The following is a blog post from Operation Frontline volunteer and Y Combs Elementary class assistant, Jo Sharples. Her experiences with Operation Frontline and Plant A Row for the Hungry are valued. Jo’s dedication to these programs is inspiring the OFL students to continue learning the value of nutrition while helping the community.
A Parent's Perspective
I recently volunteered as class assistant for a 6 week Kids Up Front class. I feel motivated to share my experience because I was so impressed with the quality of the program and believe it had a positive impact on my own life, as well as the lives of the participants.
I decided to volunteer for Operation Frontline, as I strongly believe that kids should be educated about nutrition and the benefits of healthy food choices. I wanted to help this worthy cause and in the process hoped to learn practical ways to go about changing my own kids eating behavior. I am a mother of 2 fussy eaters, aged 9 and 5. Although I eat healthily and buy a variety of fruits and vegetables, my 5-year-old son especially refuses to eat them.
I was impressed by the high standard of the course material and the professionalism of the volunteer Chef (Maria) and Nutritionist (Tonya). I loved the hands on approach, teaching kids to cook. It was encouraging to see 9-11 year old kids using sharp chef's knives and cooking at the stove. I had never thought of letting my daughter do more than stir with a wooden spoon. So as the weeks progressed I began letting her chop a variety of vegetables and get involved in cooking at home. She really loved it and I realized that I need to be more organized about involving her regularly.
The highlight of the class for me was observing how the kids tried everything and had 2nd, sometimes 3rd, helpings of healthy food. I think it was proof that if you get kids involved in the cooking process they will be more willing to try to eat new foods. Particularly memorable was the smoothie made from frozen berries, almond milk and LOTS of spinach leaves. Chef Maria named it Zombie Blood, which went down well with this age group. Despite protesting about the spinach, the kids all tried it and many came back for more!
As part of the course, the kids get to plant snow pea seeds to take home and nurture. I enjoyed sharing my own gardening experience... Just recently my kids and myself have started volunteering at a community garden in Apex, and growing our own vegetables and fruit at home (tomatoes, bell peppers, carrots, onions, zucchini, mixed greens, strawberries, melon, and a variety of culinary herbs.).
I have also taken on the task of introducing an edible garden at my kid’s elementary school, supported by the PTA. We now have 6 raised beds, built by local scout groups, and my intention is that the teachers will be able to use this as a hands on resource - to connect with nature and learn about healthier eating. We plan to donate any food grown to the Inter-Faith Food Shuttle Plant a Row program, to raise awareness of child hunger in Wake county. This edible garden can therefore link to curriculum goals in social studies, science and healthful living. During the class, we talked about the availability of fresh produce grown at local farms and the environmental impact of buying food transported across county or imported from abroad.

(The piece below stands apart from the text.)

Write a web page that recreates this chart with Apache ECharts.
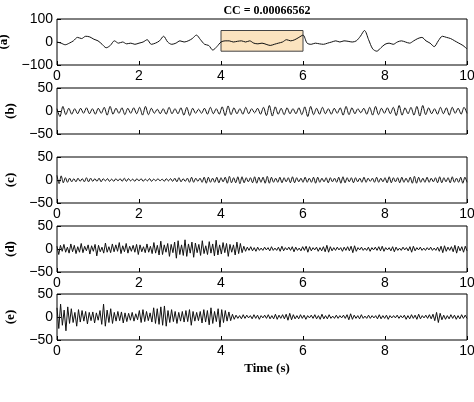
<!DOCTYPE html>
<html lang="en">
<head>
<meta charset="UTF-8">
<title>CC</title>
<script src="https://cdn.jsdelivr.net/npm/echarts@6/dist/echarts.min.js"></script>
<style>body{margin:0;background:#fff}</style>
</head>
<body>
<div id="main" style="width:474px;height:402px;"></div>
<script>
// panel (a): samples every 0.1 s
var sigA = [0,-5,-12,-5,5,20,15,25,22,12,5,-10,-25,-15,5,-5,0,-8,-5,-10,-5,0,10,-10,-5,5,25,0,-10,-5,5,0,5,15,30,10,-10,-15,-35,-20,
  0,5,5,0,3,5,0,5,-5,-8,-5,-10,-15,-10,-5,0,10,5,10,20,30,-5,-10,-5,-8,-10,-5,0,5,0,5,3,0,5,25,50,10,-30,-40,-25,
  -10,-5,-10,0,5,0,-5,5,15,20,5,-5,-20,5,25,20,15,5,-5,-15,-30];
// panels (b)-(e): successive peaks / troughs
var sigB = [5,-12,10,-8,6,-7,5,-6,6,-5,7,-6,5,-7,6,-5,8,-9,10,-7,6,-5,7,-8,6,-5,7,-6,8,-9,10,-8,6,-5,4,-6,5,-7,8,-6,
  5,-6,7,-9,8,-10,6,-5,4,-5,6,-7,8,-6,5,-7,9,-10,11,-8,7,-6,5,-7,8,-6,5,-4,6,-7,8,-10,12,-11,9,-7,6,-8,7,-6,
  5,-6,7,-8,9,-12,10,-8,6,-7,8,-6,5,-7,6,-5,7,-9,10,-8,7,-6,5,-4,6,-7,8,-9,10,-8,6,-5,7,-6,8,-10,12,-9,7,-6,
  8,-9,10,-11,12,-8,7,-6,5,-7,8,-6,7,-9,8,-5,6,-7,8,-5];
var sigC = [10,-8,9,-6,5,-5,4,-4,3,-4,4,-3,3,-4,5,-4,4,-3,3,-3,4,-4,3,-2,3,-3,2,-3,3,-2,3,-3,4,-3,3,-2,2,-3,3,-2,
  3,-3,2,-2,3,-3,2,-2,3,-2,2,-3,3,-2,3,-3,4,-4,5,-4,3,-3,4,-5,6,-5,4,-3,4,-5,6,-7,6,-5,4,-5,6,-6,5,-4,
  6,-7,8,-6,5,-6,7,-8,7,-6,5,-4,5,-6,7,-7,6,-5,6,-7,8,-7,6,-5,4,-5,6,-6,5,-4,5,-6,7,-6,5,-4,4,-5,6,-5,
  4,-5,6,-7,6,-5,4,-4,5,-6,5,-4,4,-5,6,-7,7,-6,5,-4,5,-6,5,-4,4,-5,6,-5,4,-3,4,-5,6,-5,4,-4,5,-6,7,-6,
  5,-4,5,-6,6,-5,4,-5,6,-7,8,-7,6,-5,4,-5,6,-5,4,-4,5,-6,7,-6,5,-4,5,-6,7,-5,4,-5,6,-7,6,-5];
var sigD = [6,-12,8,-5,10,-7,4,-9,11,-6,8,-10,5,-7,12,-8,6,-4,9,-11,7,-5,10,-15,8,-6,4,-9,13,-7,5,-8,11,-6,9,-5,14,-10,7,-6,
  12,-9,6,-5,8,-7,10,-12,9,-6,5,-8,11,-7,6,-10,14,-9,8,-13,17,-12,9,-7,12,-16,10,-8,15,-20,18,-12,9,-14,20,-16,11,-9,15,-18,
  13,-8,10,-14,18,-10,7,-12,16,-9,11,-15,19,-13,9,-11,14,-8,12,-16,10,-7,9,-13,15,-10,12,-8,6,-5,4,-3,5,-4,3,-5,4,-3,
  2,-3,4,-2,3,-4,5,-3,2,-3,4,-5,6,-4,3,-2,4,-3,5,-6,4,-3,2,-4,5,-3,6,-7,5,-4,3,-2,4,-5,3,-4,5,-6,8,-7,
  5,-4,3,-3,4,-2,3,-5,4,-3,5,-4,6,-8,7,-5,3,-2,4,-3,2,-3,4,-5,3,-2,4,-3,5,-4,6,-5,3,-2,3,-4,5,-6,4,-3,
  2,-3,4,-2,3,-4,5,-7,6,-4,3,-2,4,-3,2,-3,3,-2,4,-3,2,-3,4,-5,6,-8,7,-5,4,-3,5,-6,8,-9,6,-4,5,-7,6,-4];
var sigE = [20,-25,28,-18,15,-30,22,-14,18,-12,10,-20,16,-11,14,-9,12,-15,10,-8,11,-13,9,-7,14,-16,28,-20,15,-12,18,-14,10,-9,12,-8,11,-13,9,-10,
  8,-7,10,-9,7,-6,14,-12,16,-10,12,-8,9,-11,20,-14,18,-16,22,-18,24,-20,14,-12,16,-10,12,-14,10,-9,12,-11,14,-10,16,-18,12,-9,
  10,-8,12,-13,16,-11,14,-17,20,-14,12,-10,18,-22,16,-12,14,-9,11,-8,6,-5,4,-3,3,-4,5,-3,4,-2,3,-4,5,-3,4,-5,3,-2,
  4,-3,5,-4,3,-4,6,-5,4,-3,5,-4,6,-7,8,-6,5,-4,3,-4,5,-3,4,-5,3,-2,4,-3,5,-4,3,-5,6,-4,3,-4,5,-3,
  2,-3,4,-3,3,-2,4,-3,5,-6,7,-5,4,-3,3,-4,5,-3,2,-3,4,-3,3,-2,3,-4,5,-4,3,-3,4,-5,3,-2,3,-2,4,-3,
  3,-2,4,-5,3,-4,5,-3,4,-5,6,-4,3,-2,4,-3,5,-4,6,-8,10,-12,8,-6,4,-5,3,-4,5,-3,4,-5,3,-4,5,-3,4,-3];
var panelNames = ['(a)', '(b)', '(c)', '(d)', '(e)'];
var xTicks = [0, 2, 4, 6, 8, 10];

var signals = [sigA, sigB, sigC, sigD, sigE];
var tops = [19, 88, 157, 226, 294];
var showX = [true, false, true, true, true];
var smoothOn = [true, true, true, false, false];

function pairs(arr) {
    var out = [];
    for (var i = 0; i < arr.length; i++) out.push([i * 10 / (arr.length - 1), arr[i]]);
    return out;
}

var grids = [], xAxes = [], yAxes = [], series = [];
var font = 'Liberation Sans';
for (var k = 0; k < 5; k++) {
    grids.push({left: 57, right: 7, top: tops[k], height: 46, show: true, borderColor: '#000', borderWidth: 1,
        containLabel: false, outerBoundsMode: 'none'});
    xAxes.push({
        type: 'value', gridIndex: k, min: 0, max: 10, interval: 2,
        axisLine: {show: false, onZero: false},
        axisTick: {show: true, inside: true, length: 4, lineStyle: {color: '#000'}},
        splitLine: {show: false},
        axisLabel: {show: showX[k], color: '#000', fontSize: 14, fontFamily: font, margin: 4}
    });
    var lim = k == 0 ? 100 : 50;
    yAxes.push({
        type: 'value', gridIndex: k, min: -lim, max: lim, interval: lim,
        name: panelNames[k], nameLocation: 'middle', nameGap: 40, nameRotate: 90,
        nameTextStyle: {fontFamily: 'Liberation Serif', fontWeight: 'bold', fontSize: 13, color: '#000'},
        axisLine: {show: false, onZero: false},
        axisTick: {show: true, inside: true, length: 4, lineStyle: {color: '#000'}},
        splitLine: {show: false},
        axisLabel: {color: '#000', fontSize: 14, fontFamily: font, margin: 4,
            formatter: function (v) { return v < 0 ? '\u2212' + (-v) : v; }}
    });
    var s = {
        type: 'line', xAxisIndex: k, yAxisIndex: k, data: pairs(signals[k]),
        showSymbol: false, smooth: smoothOn[k] ? 0.3 : false,
        lineStyle: {color: '#111', width: 1}
    };
    if (k == 0) {
        s.markArea = {
            silent: true,
            itemStyle: {color: '#fbe3bf', borderColor: '#444', borderWidth: 1},
            data: [[{coord: [4, -40]}, {coord: [6, 50]}]]
        };
    }
    series.push(s);
}

var myChart = echarts.init(document.getElementById('main'));
myChart.setOption({
    animation: false,
    title: [
        {text: 'CC = 0.00066562', left: 262, top: 0, textAlign: 'center',
            textStyle: {fontFamily: 'Liberation Serif', fontWeight: 'bold', fontSize: 12, color: '#000'}},
        {text: 'Time (s)', left: 262, top: 357, textAlign: 'center',
            textStyle: {fontFamily: 'Liberation Serif', fontWeight: 'bold', fontSize: 13, color: '#000'}}
    ],
    grid: grids,
    xAxis: xAxes,
    yAxis: yAxes,
    series: series
});
</script>
</body>
</html>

I hope that the kids in this class share their knowledge with their parents and use the recipes in the take home booklets. My experience supporting the Kids Up Front class reinforced that the keys to changing kids eating behavior are: educating kids (and their parents) about nutrition and healthy food choices; exposing kids (and parents) to new healthy foods or foods that they are familiar with prepared in a novel or healthier way; getting kids (and parents) interested in growing fruit and vegetables at home, school or at a community garden; teaching basic cooking skills to develop confidence in the kitchen; and sitting to eat a (home) cooked meal together. I would love to see this program offered in all schools and look forward to volunteering again soon.